The HyperLogLog algorithm is a probabilistic cardinality estimator used to approximate the number of distinct elements in a multiset. It is particularly useful for large data sets where counting the exact cardinality is impractical due to memory constraints.
Key Features and Operations
Memory Efficiency: HyperLogLog uses significantly less memory than exact cardinality calculation methods, making it suitable for large data sets.
Accuracy: The algorithm provides a typical accuracy (standard error) of 2% for cardinalities over 10^9 using only 1.5 kB of memory.
Functions:
hll_accumulate (add): Add new elements to the set. Initializes the counter.
hll_estimate (count): Obtain the cardinality of the set.
hll_combine (merge): Obtain the union of two sets.
hll_export: Export the HLL Sketch to a persistent, dialect-specific format.
hll_import: Import an HLL Sketch from a persistent, dialect-specific format.
Data Structure
The HyperLogLog algorithm uses an array M of m counters (or "registers") initialized to 0. This array is called the HyperLogLog sketch of the multiset S. See the Wikipedia article for further details.
Using HyperLogLog in Malloy Schemas and Queries
In Malloy, you can use the HyperLogLog algorithm to efficiently estimate the cardinality of large data sets. By incorporating HyperLogLog into your schemas and queries, you can gain insights into the distinct elements of your data without sacrificing performance or memory.
Supported Databases
Malloy HyperLogLog functions can only be used with the following databases:
Presto-Trino See the Malloy Presto-Trino Page.

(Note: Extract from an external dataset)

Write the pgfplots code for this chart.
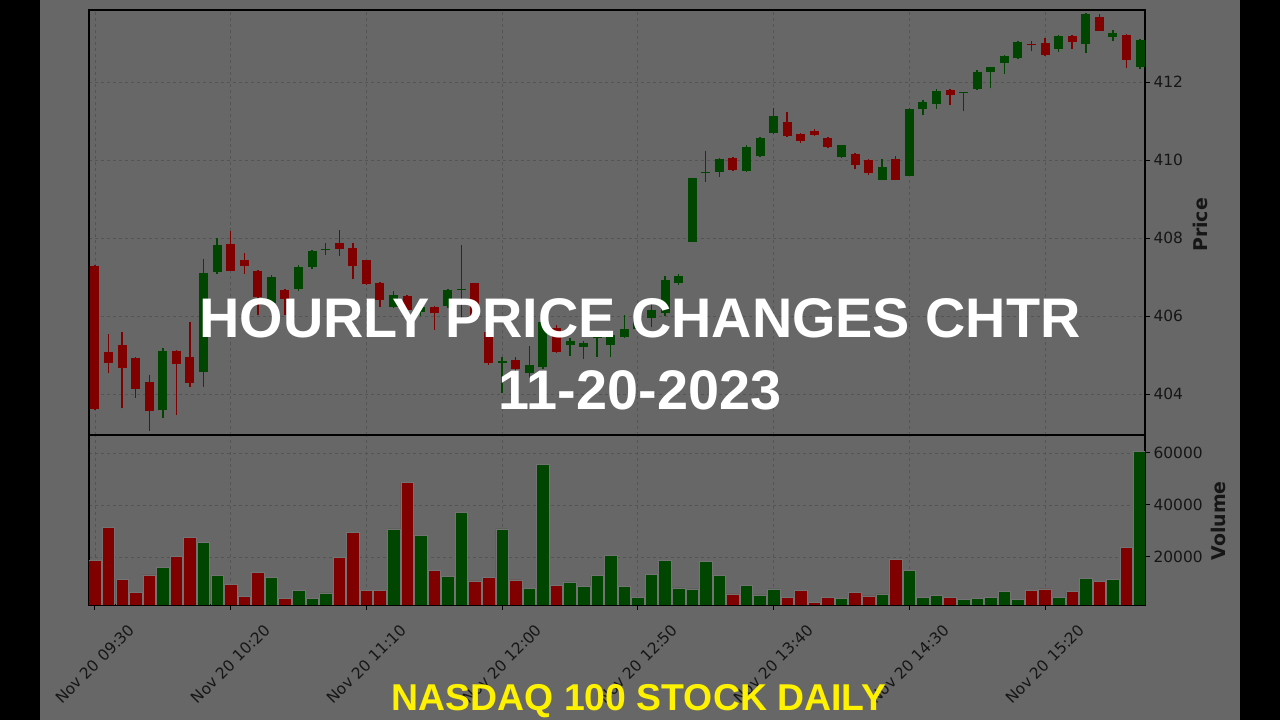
\documentclass[border=0pt]{standalone}
\usepackage{pgfplots}
\pgfplotsset{compat=1.18}
\usepackage{pgfplotstable}
\usepackage{fontspec}
\setmainfont{DejaVu Sans}
\newfontfamily\titlefont{Liberation Sans}

\definecolor{bg}{RGB}{103,103,103}
\definecolor{grd}{RGB}{84,84,84}
\definecolor{dn}{RGB}{128,0,0}
\definecolor{upc}{RGB}{0,70,0}
\definecolor{lbl}{RGB}{22,22,22}

% 5-minute candles, index 0 = 09:30
\pgfplotstableread{
i o h l c v
0 407.29 407.31 403.60 403.61 18800
1 405.08 405.53 404.55 404.80 31500
2 405.27 405.58 403.63 404.67 11500
3 404.92 404.95 403.91 404.13 6400
4 404.32 404.49 403.06 403.56 13100
6 405.10 405.12 403.46 404.76 20100
7 404.95 405.85 404.19 404.28 27600
10 407.84 408.19 407.15 407.15 9600
11 407.43 407.62 407.08 407.29 4700
12 407.16 407.17 406.03 406.49 14000
14 406.67 406.70 406.03 406.45 4100
18 407.87 408.21 407.55 407.73 19700
19 407.74 407.88 406.94 407.28 29600
20 407.43 407.45 406.80 406.81 7300
21 406.85 406.87 406.24 406.41 7300
23 406.51 406.55 406.10 406.15 48700
25 406.22 406.25 405.64 406.09 14700
28 406.84 406.86 405.90 405.94 10800
29 405.60 405.62 404.75 404.79 12100
31 404.87 404.96 404.50 404.63 11200
34 405.69 405.77 405.05 405.09 9200
47 410.06 410.08 409.72 409.74 5800
51 410.98 411.24 410.60 410.62 4500
52 410.67 410.70 410.43 410.49 7300
53 410.75 410.81 410.63 410.65 2600
54 410.56 410.58 410.30 410.33 4500
56 410.15 410.17 409.76 409.88 6500
57 410.00 410.02 409.63 409.66 5000
59 410.02 410.10 409.48 409.50 19100
63 411.79 411.83 411.41 411.66 4500
69 412.98 413.05 412.79 412.95 7200
70 413.01 413.14 412.67 412.69 7700
72 413.19 413.21 412.85 413.02 6900
74 413.67 413.74 413.30 413.31 10500
76 413.21 413.23 412.35 412.58 23700
}\down

\pgfplotstableread{
i o h l c v
5 403.59 405.17 403.38 405.10 15900
8 404.57 407.46 404.19 407.11 25600
9 407.13 407.99 407.08 407.81 12800
13 406.33 407.05 406.20 407.01 12100
15 406.69 407.30 406.65 407.26 7300
16 407.26 407.70 407.20 407.68 4100
17 407.70 407.88 407.56 407.73 6200
22 406.22 406.65 406.20 406.55 30800
24 406.10 406.25 406.00 406.22 28300
26 406.26 406.70 406.20 406.67 12400
27 406.66 407.82 405.90 406.70 37100
30 404.80 404.96 404.02 404.85 30800
32 404.53 405.23 404.40 404.74 7900
33 404.70 405.90 404.65 405.85 55500
35 405.26 405.43 404.97 405.37 10400
36 405.20 405.35 404.91 405.30 8600
37 405.43 405.55 404.96 405.46 12800
38 405.26 405.55 404.96 405.51 20600
39 405.47 406.03 405.45 405.68 8600
40 405.68 405.98 405.62 405.95 4600
41 405.95 406.33 405.73 406.15 13200
42 406.07 407.03 406.00 406.92 18700
43 406.86 407.08 406.80 407.03 8100
44 407.91 409.55 407.90 409.55 7700
45 409.66 410.24 409.44 409.70 18200
46 409.70 410.05 409.57 410.03 12800
48 409.72 410.38 409.70 410.34 9000
49 410.11 410.60 410.08 410.56 5400
50 410.70 411.33 410.67 411.13 7700
55 410.07 410.40 410.05 410.38 4100
58 409.50 410.03 409.48 409.83 5800
60 409.60 411.33 409.58 411.31 14900
61 411.30 411.53 411.15 411.50 4500
62 411.45 411.83 411.31 411.78 5100
64 411.72 411.74 411.26 411.75 3700
65 411.82 412.30 411.80 412.27 4100
66 412.26 412.40 411.84 412.38 4600
67 412.50 412.70 412.22 412.68 6900
68 412.61 413.05 412.60 413.03 3800
71 412.86 413.20 412.78 413.18 4600
73 412.97 413.76 412.74 413.74 11700
75 413.17 413.33 413.05 413.27 11300
77 412.39 413.10 412.33 413.08 60600
}\up

\pgfplotsset{
  panel/.style={
    scale only axis, width=1056bp,
    xmin=-0.44, xmax=77.37,
    axis background/.style={fill=bg},
    axis line style={black, line width=1.6bp},
    xtick={0,10,...,70},
    ytick pos=right, yticklabel pos=right,
    tick align=outside, major tick length=5bp,
    tick style={black, line width=1bp},
    grid=major,
    major grid style={grd, dash pattern=on 3bp off 3bp, line width=0.9bp},
    tick label style={font=\fontsize{15.5}{16}\selectfont, text=lbl},
    /pgf/number format/assume math mode=true,
  },
}

\begin{document}
\begin{tikzpicture}
\path[use as bounding box] (0,0) rectangle (1280bp,720bp);
\fill[black] (0,0) rectangle (1280bp,720bp);
\fill[bg] (40bp,0) rectangle (1240bp,720bp);

% price panel
\begin{axis}[panel,
  at={(89bp,285bp)}, anchor=south west, height=425bp,
  ymin=402.95, ymax=413.85,
  ytick={404,406,...,412},
  xticklabels={}, x tick style={draw=none},
]
% wicks
\addplot[draw=none, error bars/.cd, y dir=plus, y explicit, error mark=none,
  error bar style={draw=dn, line width=1.5bp}]
  table[x=i, y=l, y error expr=\thisrow{h}-\thisrow{l}] {\down};
\addplot[draw=none, error bars/.cd, y dir=plus, y explicit, error mark=none,
  error bar style={draw=upc, line width=1.5bp}]
  table[x=i, y=l, y error expr=\thisrow{h}-\thisrow{l}] {\up};
% bodies
\addplot[draw=none, error bars/.cd, y dir=plus, y explicit, error mark=none,
  error bar style={draw=dn, line width=9bp}]
  table[x=i, y=c, y error expr=\thisrow{o}-\thisrow{c}] {\down};
\addplot[draw=none, error bars/.cd, y dir=plus, y explicit, error mark=none,
  error bar style={draw=upc, line width=9bp}]
  table[x=i, y=o, y error expr=\thisrow{c}-\thisrow{o}] {\up};
\end{axis}

% volume panel
\begin{axis}[panel,
  at={(89bp,115bp)}, anchor=south west, height=170bp,
  ymin=1538, ymax=66923,
  ytick={20000,40000,60000},
  scaled y ticks=false,
  yticklabel style={/pgf/number format/fixed, /pgf/number format/1000 sep={}},
  xtick pos=bottom,
  xticklabels={Nov 20 09:30, Nov 20 10:20, Nov 20 11:10, Nov 20 12:00,
    Nov 20 12:50, Nov 20 13:40, Nov 20 14:30, Nov 20 15:20},
  xticklabel style={anchor=center, yshift=-54bp, rotate=45},
]
\addplot[ybar, bar width=0.92, bar shift=0pt, fill=dn, draw=black!55, line width=0.6bp]
  table[x=i, y=v] {\down};
\addplot[ybar, bar width=0.92, bar shift=0pt, fill=upc, draw=black!55, line width=0.6bp]
  table[x=i, y=v] {\up};
\end{axis}

\node[rotate=90, text=lbl, font=\bfseries\fontsize{19}{19}\selectfont] at (1200bp,495bp) {Price};
\node[rotate=90, text=lbl, font=\bfseries\fontsize{19}{19}\selectfont] at (1218bp,199bp) {Volume};

\node[anchor=base, text=white, font=\titlefont\bfseries\fontsize{56}{56}\selectfont] at (640bp,382.7bp) {HOURLY PRICE CHANGES CHTR};
\node[anchor=base, text=white, font=\titlefont\bfseries\fontsize{56}{56}\selectfont] at (640bp,310bp) {11-20-2023};
\node[anchor=base, text=yellow, font=\titlefont\bfseries\fontsize{37.5}{38}\selectfont] at (639bp,9.5bp) {NASDAQ 100 STOCK DAILY};
\end{tikzpicture}
\end{document}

BigQuery. See the Malloy BigQuery Page.
Snowflake. See the Malloy Snowflake Page.
HLL Functions
The Malloy language supports the following HyperLogLog functions.
hll_accumulate
run: flights -> { group_by: dep_date is dep_time::date carrier, origin, destination aggregate: flight_count is count() aircraft_count_hll is hll_accumulate(tail_num) } -> { group_by: dep_date aggregate: flight_count is flight_count.sum() aircraft_count is hll_estimate(hll_combine(aircraft_count_hll)) }
Add new elements to the set. Initializes the counter.
hll_estimate
Returns an estimate of the number of distinct elements in the data set. See the previous example.
hll_combine
Merges HLL++ sketches of the same underlying type into a new sketch. See the previous example.
hll_export
run: flights -> { group_by: dep_date is dep_time::date carrier, origin, destination aggregate: flight_count is count() aircraft_count_hll_persist is hll_export(hll_accumulate(tail_num)) } -> { group_by: dep_date aggregate: flight_count is flight_count.sum() aircraft_count is hll_estimate(hll_combine(hll_import(aircraft_count_hll_persist))) }
Exports the HLL Sketch to a persistent format. The output type is database-specific.
hll_import
Imports an HLL Sketch from a persistent, database-specific format. See the previous example.